Piercings of all kinds are popular, especially among adolescents, and can help people feel a sense of individuality or self-expression. Plus, they tend to have the connotation of being cool or trendy. However, when it comes to oral piercings such as tongue or lip piercings, they also come with a host of potential problems and concerns for your dentist in Boerne

Potential Problems with Oral Piercings

Besides the fact that oral piercings are painful to get, there are other potential problems you may not have considered, but that are important to know, before getting your tongue or lip pierced. 
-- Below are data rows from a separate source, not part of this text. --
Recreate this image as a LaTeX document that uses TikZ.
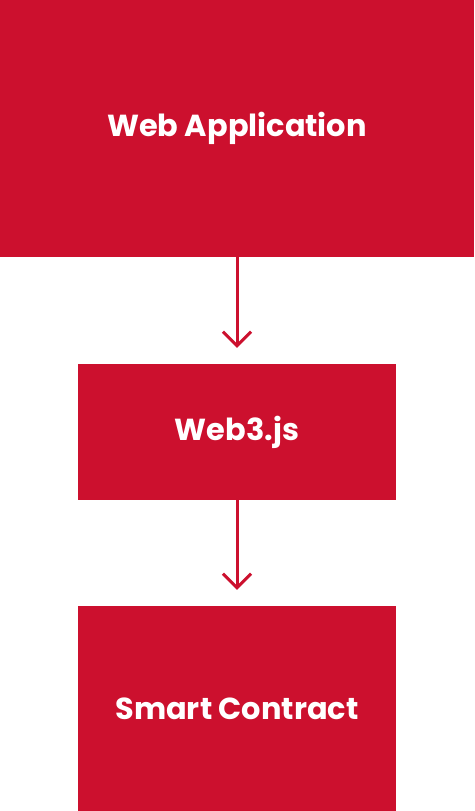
\documentclass[tikz,border=0pt]{standalone}
\usepackage{fontspec}
\setmainfont{Poppins}
\usetikzlibrary{
    arrows.meta,% for the barb tips
    positioning% wg. " of "
}
\definecolor{stackred}{HTML}{CC102E}
\tikzset{
    layer/.style={fill=stackred, draw=none, inner sep=0pt, text=white,
        font=\fontsize{30.4}{36}\selectfont\bfseries},
    flow/.style={draw=stackred, line width=3pt,
        -{Straight Barb[length=14pt,width=28pt]}, shorten >=16pt}
}

\begin{document}
\begin{tikzpicture}[x=1pt,y=-1pt]
    \fill[white] (0,0) rectangle (474,811);
    \useasboundingbox (0,0) rectangle (474,811);

    \node[layer, minimum width=474pt, minimum height=257pt] (webapp)
        at (237,128.5) {Web Application};

    \node[layer, minimum width=318pt, minimum height=136pt] (webjs)
        at (237,432) {Web3.js};

    \node[layer, minimum width=318pt, minimum height=205pt] (contract)
        at (237,708.5) {Smart Contract};

    \draw[flow] (webapp) -- (webjs); %%% app to library
    \draw[flow] (webjs) -- (contract); %%% library to contract
\end{tikzpicture}
\end{document}
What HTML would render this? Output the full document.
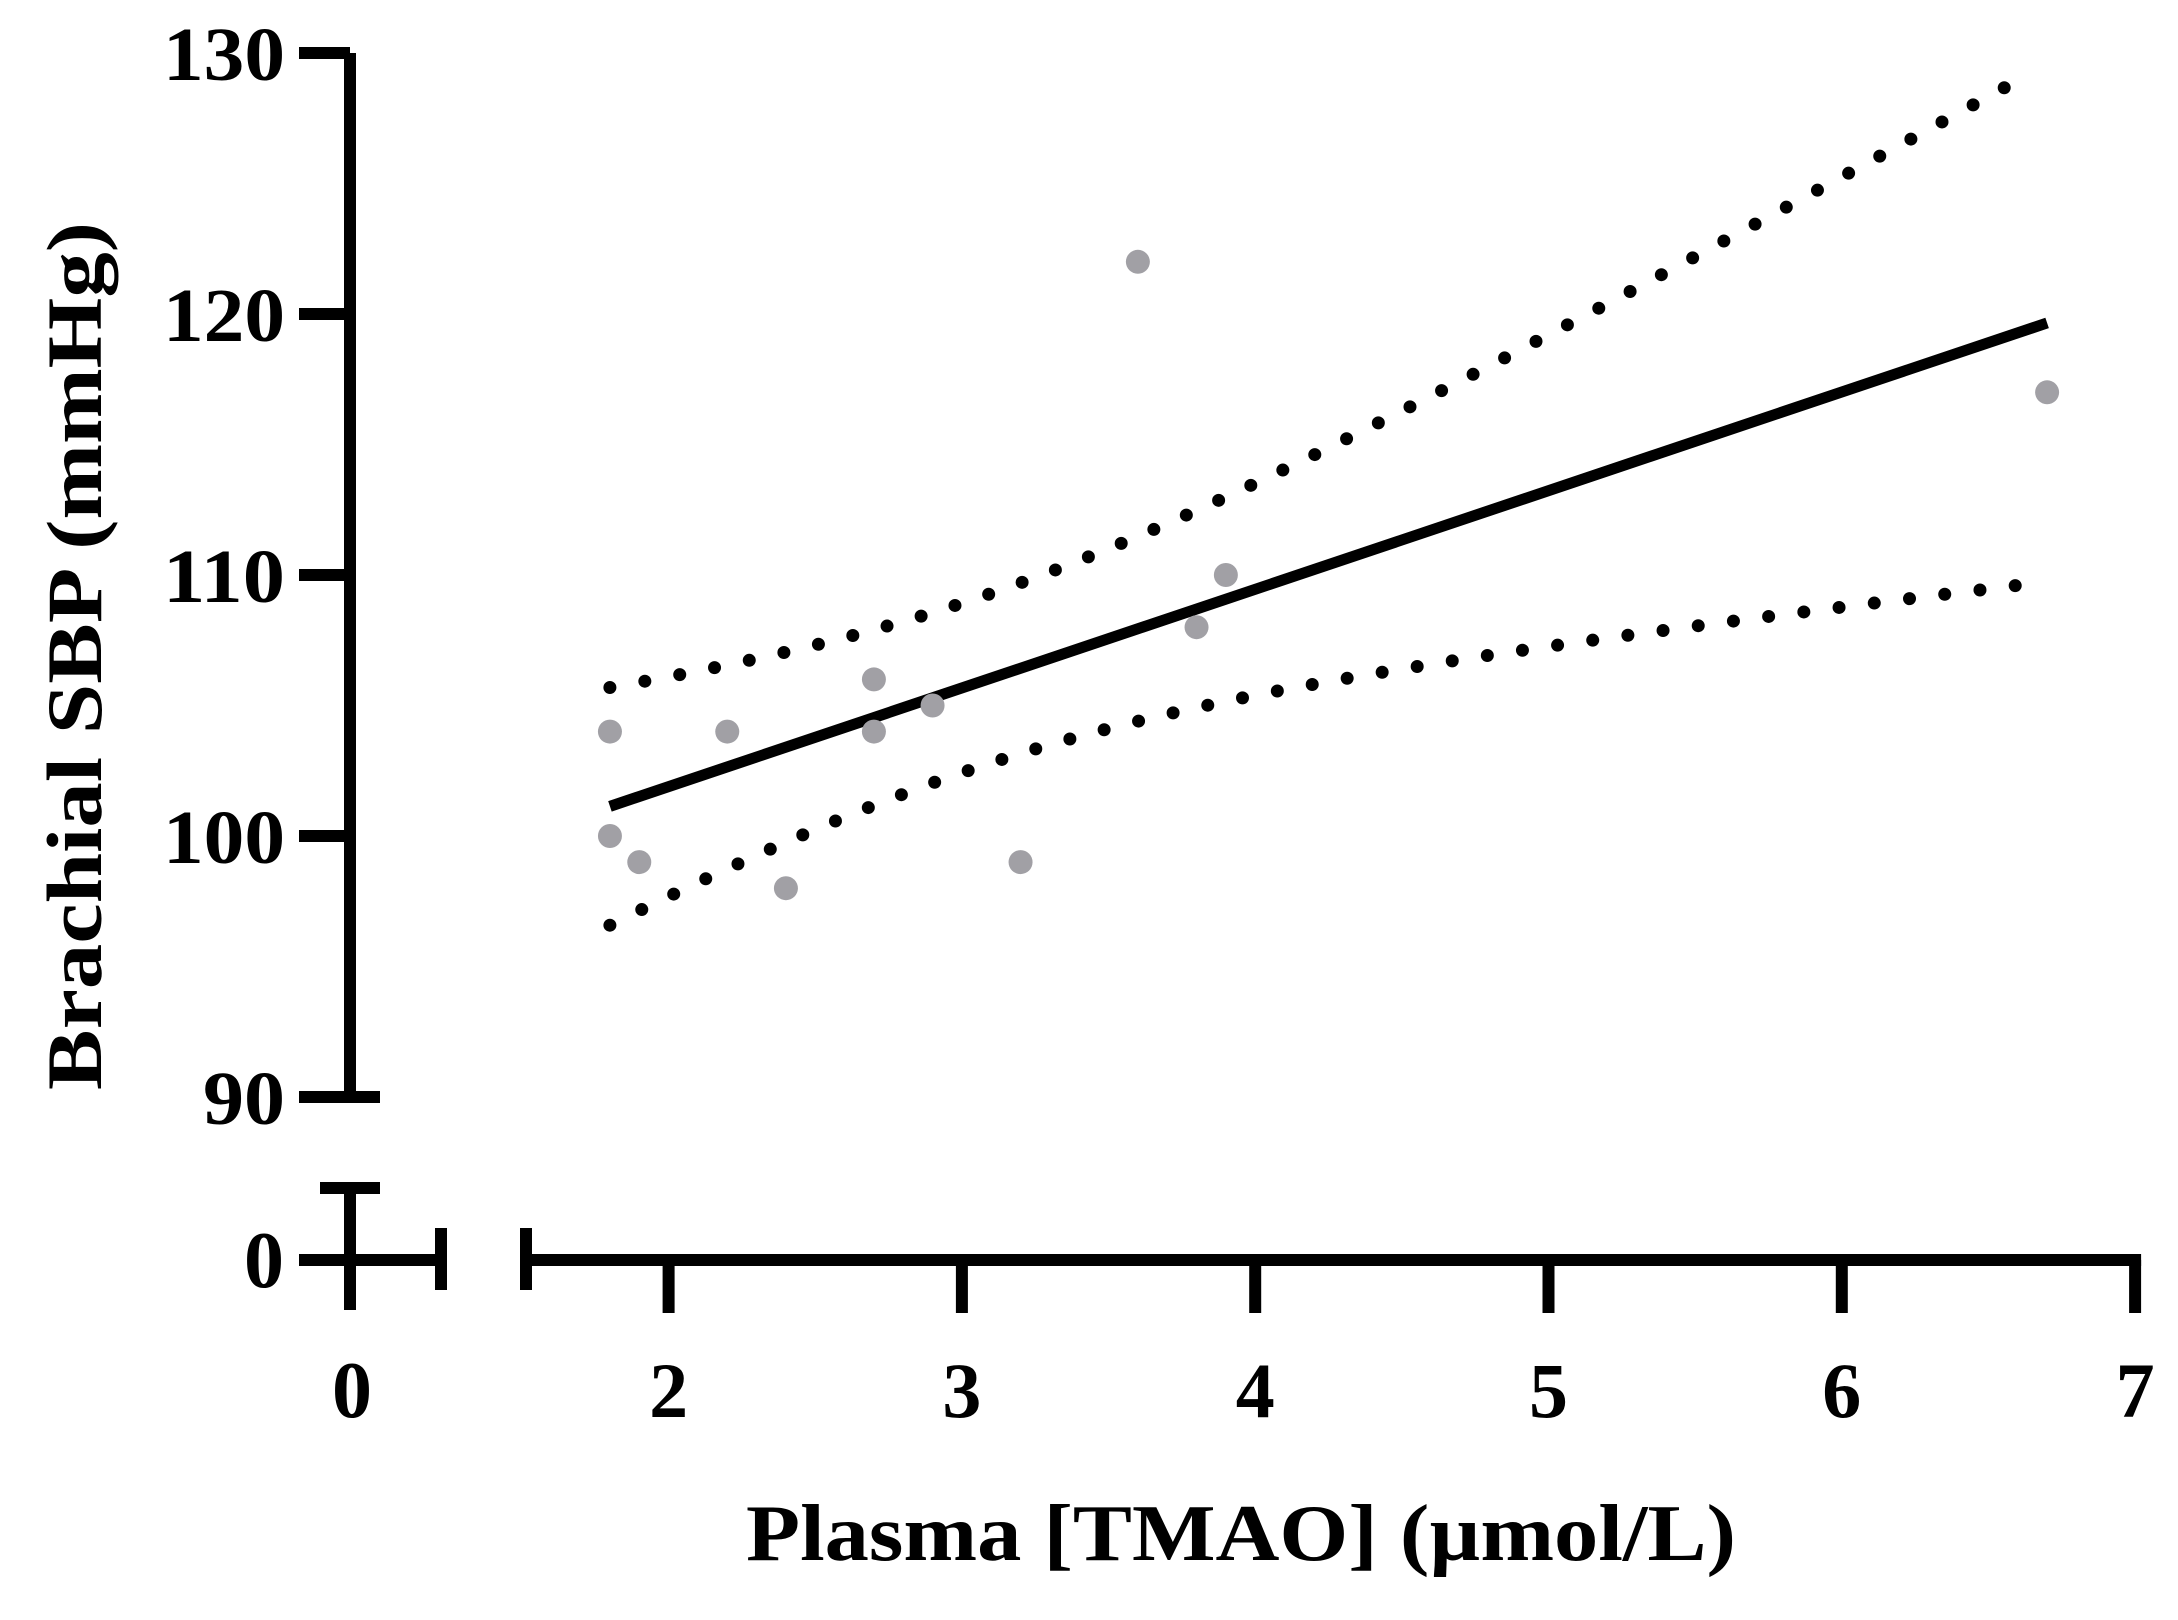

  • Permanent Changes. When a piercing is new, it’s common to experience changes in the way you speak and eat. After all, there’s a brand new obstruction in the way that your mouth needs to get used to. While these changes are usually temporary, there’s always the possibility of permanent changes thanks to nerve damage. Our tongues and faces contain a complex web of nerves and if a needle hits one the wrong way, your sense of taste can be permanently altered or you may experience irreversible numbness. 
  • Tooth Damage. Nerves aren’t the only thing at risk for damage when it comes to a lip or tongue piercing. In fact, one of the most common concerns for your dentist in Boerne is the increased likelihood of tooth damage. You see, many people who have an oral piercing tend to play with the jewelry habitually, and this constant hitting of metal on teeth means a greater risk of chipped or broken teeth or damaged enamel. All of these forms of tooth damage require early dental treatment before they have a chance to develop into more serious and painful problems. 
  • Gum Disease. The gums are another area that can sustain damage from an oral piercing, which is particularly concerning. When the gum tissue is damaged, it allows mouth bacteria to work their way up under the gum line and find a permanent home. This leads to an infection in the gums, or gum disease. Gum disease can not only cause chronic bad breath and tooth loss, but it can also affect the rest of the body and increases the risk of heart disease and even certain cancers.
  • Infection. While all potential risks associated with oral piercings are serious, perhaps the most serious concern is infection. Infections can happen with any piercing and are actually quite common. However, oral piercings pose a unique problem. Since these piercings are in or around the mouth, and the mouth is naturally loaded with bacteria, the chance of infection may be higher. Additionally, if an infection does occur, the dark, wet, and warm environment of the mouth provides an ideal place for bacteria to multiply and thrive. This can make an infection serious. In fact, an oral piercing infection can even result in swelling of the tongue, which can block the airway and make it difficult to breathe. 

Decrease Your Risk

If you want to get an oral piercing, we encourage you to take some steps to decrease your risk of complications such as:

  • Picking the Right Piercer. Selecting a professional, trustworthy person to pierce your tongue or lip is the best way to initially protect yourself. Make sure the person you pick has a good reputation and follows sanitization standards. 
  • Practicing Proper Care. Taking care of your oral piercing can greatly help decrease the likelihood of a problem. Make sure you clean the area thoroughly and rinse your mouth after eating to lower the chance of infection. 
  • Following Good Oral Hygiene. Everyone should brush their teeth twice a day, floss once a day, and see their dentist in Boerne twice a year. However, this may be even more important for those with an oral piercing. 
  • Knowing the Signs of Infection. If you notice any redness, fever, pain, or swelling seek medical attention immediately. 

We want everyone to feel the freedom to express themselves as they wish, and we want them to do so safely. If you’re considering an oral piercing, talk with your dentist and do your research before jumping in feet first.